Drew Hinshaw in PopMatters:
Of all the Kenyan contributions to Obama-mania, the most thrilling might be the dream-like “Obama”, by Tony Nyadundo, a middle-aged bandleader seeking to revive traditional-esque Ohangla music with pattering drum synths and topical storytelling. On “Obama”—title track from his sixth record—he weaves quite a tale, which according to East African Standard reporter Caroline Nyanga, translates as such: On his first trip to Kenya, the future senator and the humble musician chanced into one another, and, so impressed by the singer’s immaculate English, Obama decided to give the guy 100,000 Kenyan shillings (U.S. $1,600, roughly) to buy a guitar and spread his message. It’s a demonstrably false account, and a disturbing example of Obama’s expectations being set impossibly high, and in specific dollar amounts to boot. All the same, here’s how Nyanga characterizes the anthem’s reception: “Revellers in Kenyan dancehalls usually go into a frenzy and dance with abandon as soon as Obama’s song rends the air.” Yes, they can.

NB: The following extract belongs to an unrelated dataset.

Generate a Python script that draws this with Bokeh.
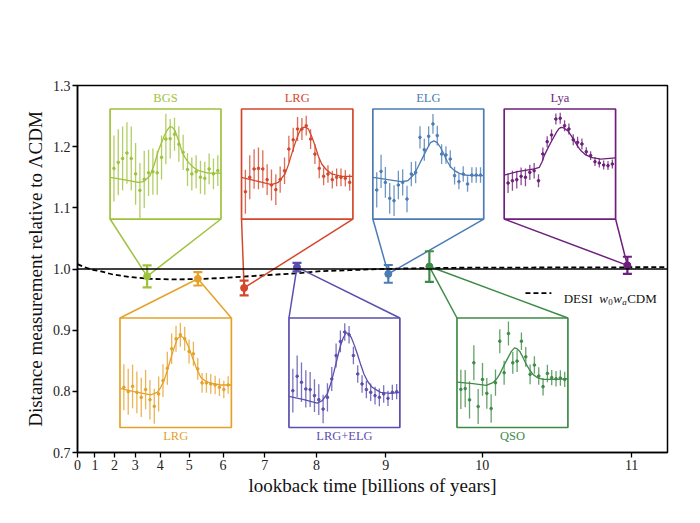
from bokeh.plotting import figure
from bokeh.models import Range1d, FixedTicker, Span, ColumnDataSource
from bokeh.core.properties import value
from bokeh.embed import file_html
from bokeh.resources import INLINE

FONT = "Liberation Serif"

# ---------------- main panel data ----------------
tracers = ["BGS", "LRG", "LRG", "LRG+ELG", "ELG", "QSO", "Lya"]
z_eff = [0.295, 0.510, 0.706, 0.930, 1.317, 1.491, 2.330]
ratio = [0.988, 0.984, 0.969, 1.003, 0.992, 1.004, 1.006]
ratio_err = [0.018, 0.011, 0.012, 0.007, 0.0145, 0.025, 0.014]
colors = ["#9fc23d", "#e6a12a", "#d5472b", "#5a4fae", "#4c7cb5", "#3e8b47", "#6e1f7c"]

lcdm_level = 1.0
w0wa_z = [0.0, 0.03, 0.06, 0.1, 0.15, 0.22, 0.3, 0.4, 0.5, 0.6, 0.7, 0.8,
          0.93, 1.03, 1.15, 1.25, 1.4, 1.6, 2.0, 2.5]
w0wa_ratio = [1.008, 1.003, 0.999, 0.996, 0.991, 0.987, 0.984, 0.983, 0.9835, 0.985,
              0.9875, 0.990, 0.993, 0.9965, 0.998, 0.9995, 1.001, 1.002, 1.0025, 1.003]

tick_lookback = ["0", "1", "2", "3", "4", "5", "6", "7", "8", "9", "10", "11"]
tick_z = [0.0, 0.074, 0.157, 0.245, 0.351, 0.474, 0.617, 0.793, 1.013, 1.306, 1.715, 2.348]
y_ticks = [0.7, 0.8, 0.9, 1.0, 1.1, 1.2, 1.3]

# ---------------- inset data (local units 0..100) ----------------
r_pts = [3.5, 7.4, 11.3, 15.2, 19.1, 23.0, 26.9, 30.8, 34.7, 38.6, 42.5, 46.4, 50.3,
         54.2, 58.1, 62.0, 65.9, 69.8, 73.7, 77.6, 81.5, 85.4, 89.3, 93.2, 97.1]

xi_pts = {
    "BGS": [46, 51.5, 55, 60, 55, 41, 26, 36, 42, 43, 42, 56, 72.7, 73, 77, 68, 60.6,
            45, 41, 43, 38, 37, 45.5, 41, 44],
    "LRG1": [36.7, 32.7, 37.6, 32.1, 27.5, 34.6, 25.4, 19.3, 30.6, 42.8, 54.1, 71.9, 81,
             84.7, 81, 69.4, 67.3, 53.5, 40.7, 40.7, 39.8, 38.8, 36.7, 34.6, 38.8],
    "LRG2": [24.8, 37.9, 45.5, 46, 45.5, 35.8, 30.9, 26.7, 35.8, 43.9, 63.6, 72, 81.8,
             81.8, 84.8, 72.7, 59, 46, 38.8, 40.9, 35.8, 37.9, 37.9, 37, 33.3],
    "LRGELG": [33.6, 46.8, 41.3, 35.2, 34.6, 29.1, 25.4, 16.8, 27.5, 44.3, 65.7, 78.6,
               87.2, 84.7, 65.7, 48.9, 39.8, 34.6, 32.1, 29.1, 27.5, 30.6, 26.6, 32.1, 32.7],
    "ELG": [26.4, 43.3, 33.3, 18.8, 16.7, 30.9, 33.3, 18.2, 40.9, 42.4, 74.2, 63, 75.2,
            86.4, 75.8, 59, 58.2, 54.5, 39.4, 34, 40.9, 31.8, 40, 40, 40],
    "QSO": [34.8, 35.5, 25.2, 59.1, 19.1, 43.9, 31.2, 17.3, 40.9, 78.8, 50, 85.8, 59.1,
            60.6, 78.8, 64.5, 48.5, 57, 47, 37.3, 49.4, 45.5, 44.5, 45.2, 43.9],
    "Lya": [32.7, 34.8, 35.8, 38.8, 37.9, 42.4, 43.9, 34.8, 59.1, 70.3, 76.4, 90.9, 91.5,
            84.8, 81.8, 72.1, 69.7, 68.2, 61.2, 57.6, 52.1, 50.9, 49.1, 48.5, 50],
}
xi_err = {
    "BGS": [30, 30, 29, 28, 29, 28, 25, 26, 21, 21, 20, 20, 23, 18, 15, 16, 16, 15, 15,
            15, 15, 15, 14, 14, 14],
    "LRG1": [21, 21, 20, 19, 18, 18, 18, 16, 16, 15, 15, 14, 12, 11, 11, 11, 11, 10, 9,
             9, 9, 8.5, 8, 8, 8],
    "LRG2": [20, 20, 18, 19, 17, 14, 14, 14, 12, 12, 12, 11, 11, 10, 9, 9, 9, 9, 8, 8,
             8, 8, 8, 7.5, 7.5],
    "LRGELG": [20, 19, 18, 17, 16, 15, 14, 13, 13, 11, 11, 10, 8, 8, 8, 8, 8, 8, 8, 8,
               8, 8, 7, 7, 7],
    "ELG": [16, 15, 14, 14, 14, 13, 12, 12, 11, 10, 10, 10, 9, 9, 9, 9, 8, 8, 8, 7, 7,
            7, 7, 7, 7],
    "QSO": [18, 17, 17, 16, 16, 15, 14, 13, 12, 11, 11, 11, 10, 10, 8, 9, 9, 8, 8, 8, 8,
            7, 7, 7, 7],
    "Lya": [9, 9, 8, 8, 8, 7, 7, 6, 6, 5, 5, 5, 5, 5, 5, 5, 5, 5, 4, 4, 4, 4, 4, 4, 4],
}
curve_r = {
    "BGS": [0, 13.5, 25.5, 30, 36, 40, 43.5, 47, 49.5, 52, 54, 56, 58.6, 61.5, 64.6,
            67.5, 70.6, 75, 79.6, 88.6, 100],
    "LRG1": [0, 12.6, 27.5, 33.5, 36.5, 39.5, 42.5, 45.5, 48.5, 51.5, 54.5, 57, 59, 62,
             65, 68.5, 72.5, 76.5, 81.4, 90.4, 100],
    "LRG2": [0, 12, 27, 33, 39, 42, 45, 48, 51, 53, 55.5, 57.5, 60, 63, 66, 69, 72, 76,
             81, 90, 100],
    "LRGELG": [0, 13.5, 25.5, 30, 34.5, 37.5, 40.5, 43.5, 46.5, 49, 51.5, 53.5, 56, 59,
               61.6, 64.5, 67.6, 71, 75, 82.6, 91.6, 100],
    "ELG": [0, 13.5, 25.5, 31.5, 37.5, 41, 45, 49, 52, 55, 58, 61, 64, 67, 70, 73.6, 78,
            82.6, 90, 100],
    "QSO": [0, 14.4, 26.4, 32.4, 35.5, 38.4, 42, 45.9, 49, 51.9, 54, 56.5, 59.5, 62.5,
            65.5, 68.5, 72.5, 77.5, 89.5, 100],
    "Lya": [0, 12, 27, 31.6, 34, 36, 40, 43.6, 47, 49, 51, 53, 57, 60, 63, 66, 69, 73,
            78, 86.6, 100],
}
curve_xi = {
    "BGS": [37.9, 35.5, 33.3, 33.9, 39.4, 50, 62, 71, 77, 81.5, 84, 83.5, 80.3, 72, 62,
            56, 51.5, 47, 44, 41.8, 41.8],
    "LRG1": [35.8, 32.7, 29.7, 32.1, 36.5, 42.8, 52, 62.7, 72.5, 81, 83.5, 82, 79.5,
             72.5, 64.2, 54.5, 45.9, 42.5, 40.4, 38.8, 38.8],
    "LRG2": [37.9, 34.8, 31.2, 33.3, 40.9, 49, 59, 68.5, 77, 81, 83.3, 83.5, 81.8, 75,
             66.7, 57, 50, 45, 41, 38.8, 38.8],
    "LRGELG": [28.4, 25.4, 22.3, 24.5, 30.6, 39.5, 50.5, 63, 74.9, 82, 86.5, 86, 82.6,
               75, 67.3, 58, 48.9, 42, 36.7, 32.1, 31.2, 32.1],
    "ELG": [37.9, 35.8, 33.9, 34.8, 40.9, 48, 56, 64, 69.5, 71, 69.5, 65, 59, 52.5, 47.5,
            44, 41.5, 40, 39.5, 39.4],
    "QSO": [41.5, 40, 38.5, 40.9, 44, 48.5, 56, 63.6, 69.5, 72.7, 72, 69.7, 64, 57.6,
            52.5, 48.5, 45.5, 43.9, 43.9, 44.5],
    "Lya": [40, 43, 45.5, 47, 52, 57.6, 66, 72.7, 79, 82, 83.3, 83, 80.3, 76, 71.2, 66,
            62, 58.5, 56, 54.5, 55.5],
}
inset_keys = ["BGS", "LRG1", "LRG2", "LRGELG", "ELG", "QSO", "Lya"]

# ---------------- layout of the insets (main-axis units) ----------------
box_left = [0.138, 0.180, 0.695, 0.896, 1.2515, 1.608, 1.808]
box_right = [0.608, 0.652, 1.167, 1.366, 1.7214, 2.078, 2.280]
box_top = [1.2616, 0.9199, 1.2616, 0.9199, 1.2616, 0.9199, 1.2616]
box_bottom = [1.0817, 0.7409, 1.0817, 0.7409, 1.0817, 0.7409, 1.0817]
box_above = [True, False, True, False, True, False, True]

p = figure(frame_width=590, frame_height=367,
           x_range=Range1d(0, 2.5), y_range=Range1d(0.7, 1.3),
           output_backend="svg", toolbar_location=None,
           min_border_left=77, min_border_right=22, min_border_top=85,
           min_border_bottom=58)
p.grid.visible = False
p.background_fill_color = "white"
p.border_fill_color = "white"
p.outline_line_color = "black"
p.outline_line_width = 1.5
p.outline_line_alpha = 1.0

p.xaxis.ticker = FixedTicker(ticks=tick_z)
p.xaxis.major_label_overrides = {z: lab for z, lab in zip(tick_z, tick_lookback)}
p.yaxis.ticker = FixedTicker(ticks=y_ticks)
p.yaxis.major_label_overrides = {v: f"{v:.1f}" for v in y_ticks}
for ax in (p.xaxis, p.yaxis):
    ax.axis_line_color = "black"
    ax.axis_line_width = 1.5
    ax.major_tick_line_color = "black"
    ax.major_tick_line_width = 1.3
    ax.major_tick_out = 5
    ax.major_tick_in = 0
    ax.minor_tick_line_color = None
    ax.major_label_text_font = FONT
    ax.major_label_text_font_size = "14px"
    ax.major_label_text_color = "#222222"
    ax.major_label_standoff = 2
    ax.axis_label_text_font = FONT
    ax.axis_label_text_font_size = "19px"
    ax.axis_label_text_font_style = "normal"
    ax.axis_label_text_color = "#111111"
p.xaxis.axis_label_standoff = 2
p.yaxis.axis_label_standoff = 4
p.xaxis.axis_label = "lookback time [billions of years]"
p.yaxis.axis_label = "Distance measurement relative to \u039bCDM"

# reference line and w0wa model
p.add_layout(Span(location=lcdm_level, dimension="width", line_color="black",
                  line_width=1.6))
p.line(w0wa_z, w0wa_ratio, line_color="black", line_width=1.8, line_dash="5 3")

# inset boxes, connectors, contents and labels
for i, key in enumerate(inset_keys):
    c = colors[i]
    x0, x1, y0, y1 = box_left[i], box_right[i], box_bottom[i], box_top[i]
    yc = y0 if box_above[i] else y1
    p.segment(x0=[x0, x1], y0=[yc, yc], x1=[z_eff[i]] * 2, y1=[ratio[i]] * 2,
              line_color=c, line_width=1.5)
    p.quad(left=[x0], right=[x1], bottom=[y0], top=[y1], fill_color=None,
           line_color=c, line_width=1.7)
    sub = p.subplot(x_source=Range1d(0, 100), y_source=Range1d(0, 100),
                    x_target=Range1d(x0, x1), y_target=Range1d(y0, y1))
    src = ColumnDataSource(dict(
        r=r_pts, xi=xi_pts[key],
        lo=[a - b for a, b in zip(xi_pts[key], xi_err[key])],
        hi=[a + b for a, b in zip(xi_pts[key], xi_err[key])]))
    sub.segment(x0="r", x1="r", y0="lo", y1="hi", source=src, line_color=c,
                line_width=1.3, line_alpha=0.8)
    sub.scatter("r", "xi", source=src, size=2.6, color=c)
    sub.line(curve_r[key], curve_xi[key], line_color=c, line_width=1.3)
    if box_above[i]:
        p.text(x=[(x0 + x1) / 2], y=[y1], text=[tracers[i]], text_color=c,
               text_font=value(FONT), text_font_size="12.5px", text_align="center",
               text_baseline="bottom", y_offset=-4)
    else:
        p.text(x=[(x0 + x1) / 2], y=[y0], text=[tracers[i]], text_color=c,
               text_font=value(FONT), text_font_size="12.5px", text_align="center",
               text_baseline="top", y_offset=2)

# main measurements with error bars
msrc = ColumnDataSource(dict(
    z=z_eff, r=ratio, c=colors,
    lo=[a - b for a, b in zip(ratio, ratio_err)],
    hi=[a + b for a, b in zip(ratio, ratio_err)]))
p.segment(x0="z", x1="z", y0="lo", y1="hi", source=msrc, line_color="c", line_width=2.2)
p.scatter("z", "lo", source=msrc, marker="dash", size=9, line_color="c", line_width=2.2)
p.scatter("z", "hi", source=msrc, marker="dash", size=9, line_color="c", line_width=2.2)
p.scatter("z", "r", source=msrc, marker="circle", size=7, fill_color="c", line_color="c")

# legend (drawn by hand to allow sub-scripts)
leg_x0, leg_x1, leg_y = 1.898, 2.008, 0.9604
leg_tx, leg_base = 2.060, 0.9513
p.line([leg_x0, leg_x1], [leg_y, leg_y], line_color="black", line_width=1.8,
       line_dash="5 3")
pieces = [("DESI", 0, 0, "13px", "normal"), ("w", 35.5, 0, "13px", "italic"),
          ("0", 44.5, 3, "9px", "normal"), ("w", 49.5, 0, "13px", "italic"),
          ("a", 58.5, 3, "9px", "italic"), ("CDM", 63.5, 0, "13px", "normal")]
for txt, dx, dy, fs, st in pieces:
    p.text(x=[leg_tx], y=[leg_base], text=[txt], x_offset=dx, y_offset=dy,
           text_font=value(FONT), text_font_size=fs, text_font_style=st,
           text_color="#111111", text_align="left", text_baseline="alphabetic")

open("out.html", "w").write(file_html(p, INLINE))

Yet the best song in the Obama catalogue may well have been the first. On their “Obama”, the half-American/half-Kenyan foursome Extra Golden sing their praise for the senator, but mostly their thanks. During his 2006 tour of East Africa, Obama helped the band’s Kenyan members get a visa to tour America, thereby routing them around that prickly New Immigration Law that Coco Tea was harping about. (If Obama wants to earn the support of his African followers indefinitely, may this writer humbly suggest some comprehensive immigration reform aimed not only at the Mexican border, but at the African continent as well, where getting a visa seems to be some byzantine art of secret-society-system-working.)